O Povo é Sereno #182
BORGAS E BALDAS
Quando há poucos dias ouvi um membro de uma associação de estudantes do Ensino Superior afirmar que o insucesso escolar nesse nível de ensino se deve aos professores, reagi com um sorriso nos lábios, recordando com irónica nostalgia a letra de um "hino do estudante" que os alunos da ESE de Portalegre costumam entoar:
"Os pontos requerem estudo,/ mas tu não estás nessa onda,/ tu só queres é café, é café, é vadiagem.../ É vadiagem pela noite e muitas baldas pelo dia,/ o estudo aperta e o curso é uma utopia."
Não sei se noutras instituições do Ensino Superior os estudantes costumam cantar pérolas deste quilate. Não tenho, contudo, grandes dúvidas ao afirmar que o "espírito académico" apresentado pela letra é comum a uma grande percentagem dos alunos das nossas universidades e institutos politécnicos.
Vindos de um clima laxista que se instalou no sistema educativo português, muitos dos alunos que entram no Ensino Superior desejam apenas serem "estudantes", sem vontade alguma de estudarem, pois o estudo é sinónimo de esforço e exigência - realidades a que não querem adaptar-se, vindos de doze anos de escolaridade em que podem ter "empinado" conteúdos, mas pouco trabalharam para terem um pensamento crítico e informado sobre o mundo que os rodeia.
Chamar-me-ão pessimista - mas basta lermos com uma atenção mínima as estatísticas que por aí pululam para chegarmos a estas conclusões. Junto a esta leitura a experiência que guardo dos anos que leccionei no Ensino Superior, recheada de exemplos de alunos cujo único objectivo era a aquisição do "canudo" com o mínimo esforço e trabalho - pois à frente da aquisição de um conhecimento enraizado estava sempre uma outra meta: viver a "vida académica"... E qualquer pessoa conhecedora do significado desta expressão sabe quais são os seus sinónimos: "vadiagem pela noite e muitas baldas pelo dia", como diz a letra acima citada, quantas e quantas vezes com álcool à mistura.

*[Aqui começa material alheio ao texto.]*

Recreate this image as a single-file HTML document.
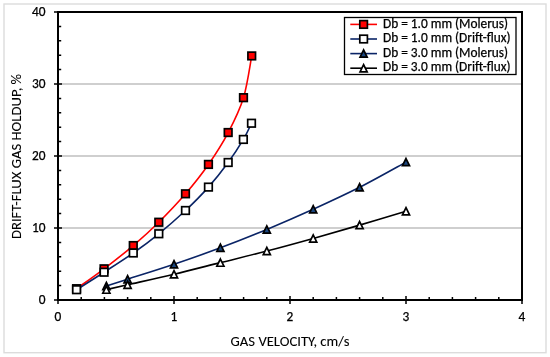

Não tomo a nuvem por Juno. Sei que existem milhares de alunos das nossas universidades e institutos que se esforçam por aprender e enriquecer os seus conhecimentos. De igual modo, conheço bem algumas instituições para saber que o insucesso escolar que nelas existe não se deve apenas às baldas e às borgas dos estudantes (que existem, em grande número!), mas também à gestão clientelar que alguns departamentos fazem dos currículos dos cursos e da planificação pedagógica das disciplinas. A realidade observável sobrepõe-se, infelizmente, às minhas opiniões. Neste âmbito, nunca mais esquecerei a frase dita há alguns anos por uma amiga minha, portuguesa então a estudar na Universidade de Paris-Nanterre: "Mas esta gente anda na universidade para estudar ou para passar o tempo em bares, em discotecas, em concertos de música pimba, em desfiles e em carnavais?"